Continue to ask students what each number means.
- What does the last number sentence, 14 – 14 = 0, tell us? (It tells us that we have no more beads. We have shared them all.)
- How many shares or equal groups did we make? How many children received beads? (7 children received beads.)
- How many beads did each child get? How do you know? (Each child got 92 beads; I know because I added up how many we gave in each step. 20 + 50 + 20 + 2 = 92.)
- Were there any beads left over? How do you know? (There were no beads left over because at the end we had 14 beads and gave 2 to each child and that took care of all the beads. 7 × 2 = 14; 14 − 14 = 0 beads.)
Compare Methods. After finishing the problem, write the quotient (92) above the dividend as usual. Have students make comparisons between the two methods as before.
- How are the two methods alike? (They both have the same steps: making an estimate, subtracting the product of the estimate and the divisor from the dividend, making a new estimate, etc., until there is nothing left of the dividend to be divided; then all the estimates are added to find the answer.)
- How are the two methods different? (Using the columns, we write the estimates from the bottom of the column and move up; with the all partials, the work is from top to bottom. The column method has a lot written at the right side, but the partial quotients method has only the partial estimates written on the side.)
- How can you check your answer to see if it is correct? (Using multiplication)
Students can check the answer by multiplying to see whether the quotient times the divisor gives the dividend, the number they started with. That is, to check that 644 ÷ 7 = 92, check that 92 × 7 = 644.
Use Partial Quotients. Use the partial quotients method with several more problems:
448 ÷ 8 (Answer: 56)
985 ÷ 5 (Answer: 197)
756 ÷ 9 (Answer: 84)
For each problem, ask students to estimate their answers first.
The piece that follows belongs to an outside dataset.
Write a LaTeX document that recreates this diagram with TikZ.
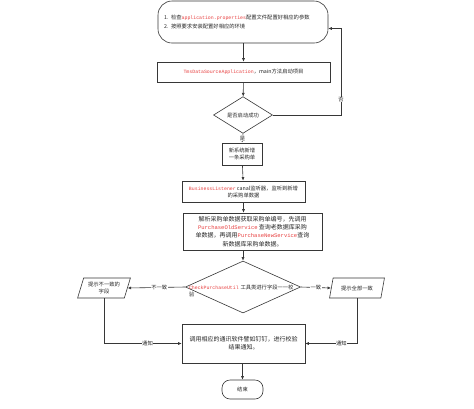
\documentclass[tikz,border=0pt]{standalone}
\usepackage{fontspec}
\setmainfont{Noto Sans CJK SC}
\newfontfamily\codefont{Liberation Mono}[Scale=0.92]
\usetikzlibrary{arrows.meta,positioning,shapes.geometric}
\definecolor{codered}{RGB}{232,64,64}
\definecolor{linegray}{RGB}{55,55,55}
\newcommand{\code}[1]{{\codefont\color{codered}#1}}

\tikzset{
  every node/.style={font=\fontsize{5.3}{7}\selectfont, text=black!85},
  terminal/.style={draw=linegray, line width=0.6pt, rounded corners=14pt},
  process/.style={draw=linegray, line width=0.6pt, align=center, inner sep=1pt},
  decision/.style={draw=linegray, line width=0.6pt, diamond, inner sep=0pt},
  io/.style={draw=linegray, line width=0.6pt, trapezium, trapezium left angle=70,
    trapezium right angle=110, trapezium stretches=true, align=center, inner sep=1pt},
  flow/.style={draw=linegray, line width=0.6pt, -{Latex[length=3.5pt,width=3pt]}},
  edgetext/.style={fill=white, inner sep=0.6pt},
}

\begin{document}
\begin{tikzpicture}[x=1pt,y=-1pt]
  \useasboundingbox (0,0) rectangle (474,408);
  \fill[white] (0,0) rectangle (474,408);
  % start
  \node[terminal, minimum width=170pt, minimum height=42pt, text width=158pt, align=left,
    font=\fontsize{5.3}{8.5}\selectfont] (start) at (243,22)
    {1. 检查\code{application.properties}配置文件配置好相应的参数\\2. 按照要求安装配置好相应的环境};
  \node[process, minimum width=173pt, minimum height=20pt] (tms) at (243.5,72)
    {\code{TmsDataSourceApplication}，main方法启动项目};
  \node[decision, minimum width=59pt, minimum height=30pt] (ok) at (243,115) {是否启动成功};
  % main line
  \node[process, minimum width=40pt, minimum height=22pt] (newbill) at (242,154)
    {新系统新增\\一条采购单};
  \node[process, minimum width=123pt, minimum height=21pt] (listen) at (243.5,191.5)
    {\code{BusinessListener} canal监听器，监听到新增\\的采购单数据};
  \node[process, minimum width=139pt, minimum height=37pt, font=\fontsize{6}{8.3}\selectfont]
    (query) at (252.5,231.5)
    {解析采购单数据获取采购单编号，先调用\\\code{PurchaseOldService} 查询老数据库采购\\单数据，再调用\code{PurchaseNewService}查询\\新数据库采购单数据。};
  \node[decision, minimum width=115pt, minimum height=52pt] (chk) at (243,287) {};
  \node[text width=112pt, align=left, inner sep=0pt] (chktext) at (245,290.5)
    {\code{CheckPurchaseUtil} 工具类进行字段一一校\\验};
  % results
  \node[io, minimum width=53pt, minimum height=20pt] (diff) at (104,288) {提示不一致的\\字段};
  \node[io, minimum width=55pt, minimum height=20pt] (same) at (357,288) {提示全部一致};
  \node[process, minimum width=123pt, minimum height=39pt, font=\fontsize{6}{8.3}\selectfont]
    (notify) at (243.5,343.5) {调用相应的通讯软件譬如钉钉，进行校验\\结果通知。};
  \node[terminal, rounded corners=8pt, minimum width=41pt, minimum height=19pt] (finish)
    at (242.5,389.5) {结束};

  % connectors
  \coordinate (loop) at (341,115);
  \coordinate (entry) at ([yshift=-6.5pt]start.east);
  \draw[flow] (start.south -| tms.north) -- (tms.north);
  \draw[flow] (tms) -- (ok);
  \draw[flow] (ok.east) -- (loop) -- node[edgetext, pos=0.18]{否} (loop |- entry) -- (entry);
  \draw[flow] (ok.south) -- node[edgetext]{是} (newbill.north);
  \draw[flow] (newbill) -- (listen);
  \draw[flow] (listen.south) -- (listen.south |- query.north);
  \draw[flow] (query.south -| chk.north) -- (chk.north);
  \draw[flow] (chk.west) -- node[edgetext, pos=0.45]{不一致} (diff.east);
  \draw[flow] (chk.east) -- node[edgetext]{一致} (same.west);
  \draw[flow] (diff.south) |- node[edgetext, pos=0.78]{通知} (notify.west);
  \draw[flow] (same.south) |- node[edgetext, pos=0.65]{通知} (notify.east);
  \draw[flow] (notify.south -| finish.north) -- (finish.north);
\end{tikzpicture}
\end{document}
For example, 448 ÷ 8 is less than 60 since 8 × 60 = 480. It is more than 50 since 8 × 50 = 400. For the second problem, they can easily see the answer is more than 100 since 5 × 100 = 500 and it is less than 200, since 5 × 200 = 1000.
While the class is solving the problems, look for students who solve a problem using different estimates and therefore a different set of steps to complete the problem. Ask the selected students to record their solutions on the board side by side. See Figure 7.
Discuss similarities and differences in the steps:
- What do you notice about the steps in the solutions? (In the examples shown, one solution has 4 partial quotients, one has 3, and one has 2.)
- Why was one student able to do the problem in fewer steps? (He or she selected larger estimates.)
- Which strategy seems most efficient? (Students may select the strategy with the least steps. Some students will choose the strategy where they can do the multiplication easily in their heads. Either response is acceptable.)
Solve Problems with Remainders.
Present an example with a remainder:
A bakery made a batch of 549 cookies. They sold the cookies in packages of 8. How many packages of cookies did they make?
Begin by asking students to estimate the number of packages:
- Will the number of packages be over 100? Over 50? (There will be less than 100 packages because 8 × 100 = 800. There will be more than 50 packages because 8 × 50 = 400.)
Ask students to solve the problem and share one or two solutions with the class. A sample solution is shown in Figure 8. The discussion prompts in Figure 8 are adapted from a classroom discussion in which the teacher checked for students' understanding of the steps in the partial quotients method.